Por: Federico Antún Batlle
En toda sociedad, la autoridad constituye uno de los pilares fundamentales para la convivencia, el orden y la estabilidad institucional. Sin embargo, cuando la improvisación, el inmediatismo, la avaricia y la descomposición moral se normalizan como prácticas colectivas, comienzan a erosionarse los mecanismos básicos que sostienen la gobernabilidad.
El deterioro de la autoridad no ocurre de un momento a otro; es un proceso gradual que se inicia cuando los valores dejan de ser la guía y la ética se convierte en un accesorio prescindible.
La improvisación es uno de los males más frecuentes en las sociedades donde no existe visión a largo plazo. Gobernantes, instituciones y también ciudadanos actúan sin planificación, reaccionando únicamente ante las urgencias del momento. Esta ausencia de planificación crea un vacío de confianza en las autoridades, que pasan a ser percibidas como entidades incapaces de prever problemas y garantizar estabilidad. Una sociedad que improvisa está condenada a depender del azar y no del criterio, debilitando sus cimientos institucionales.
Por otro lado, el inmediatismo alimenta una cultura de resultados rápidos, aunque sean superficiales o insostenibles. Este fenómeno se observa tanto en la política como en el sector privado y la vida cotidiana. Las decisiones se toman buscando impactos inmediatos que generen aprobación o beneficios instantáneos, sacrificando la calidad y la permanencia de las soluciones.
Cuando la autoridad se rige por el inmediatismo, pierde su capacidad de dirigir procesos profundos y transformadores.
La ciudadanía, al ver esta conducta repetida, también adopta la idea de que lo urgente es más importante que lo correcto.
A la improvisación y el inmediatismo se suma la avaricia, quizá el más corrosivo de los factores.

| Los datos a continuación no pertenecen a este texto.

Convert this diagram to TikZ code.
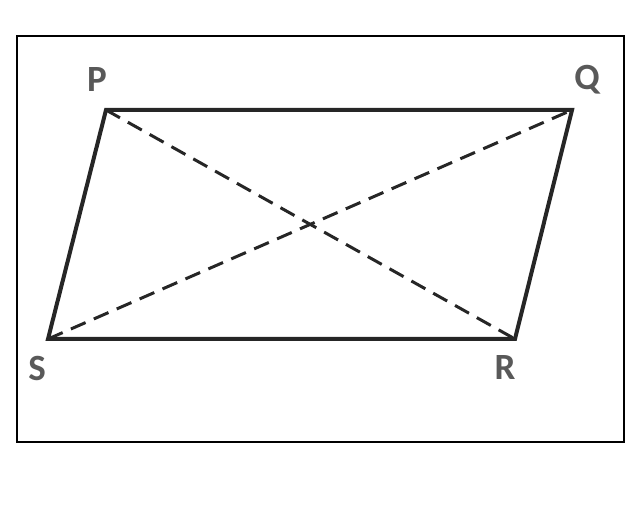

La avaricia coloca el interés personal por encima del bien común, y cuando esta práctica se normaliza, las instituciones dejan de servir a la sociedad para convertirse en herramientas de enriquecimiento o privilegio. La autoridad pierde legitimidad cuando sus líderes muestran más afán en acumular poder o recursos que en cumplir con sus funciones.
La avaricia provoca desigualdad, injusticia y resentimiento social, generando tensiones que, tarde o temprano, conducen a conflictos profundos.
Finalmente, la descomposición moral cierra el círculo del deterioro. Cuando las normas éticas se relativizan, cuando se justifica lo incorrecto y se premia al que actúa sin escrúpulos, la autoridad moral desaparece. Un liderazgo sin autoridad moral no puede exigir disciplina, respeto ni cumplimiento de leyes. Las sociedades donde la moral se debilita comienzan a convivir con la corrupción, la violencia, la impunidad y el irrespeto a la dignidad humana.
La combinación de estos cuatro elementos —improvisación, inmediatismo, avaricia y descomposición moral— conduce inevitablemente al colapso. Ninguna sociedad puede sostenerse sin un marco ético y sin una autoridad legítima que inspire confianza.
La reconstrucción comienza cuando se reconoce el problema y se inicia un proceso firme de recuperación de valores, planificación responsable, visión estratégica y fortalecimiento institucional. Solo así podrá evitarse que las grietas actuales se conviertan en un derrumbe irreversible.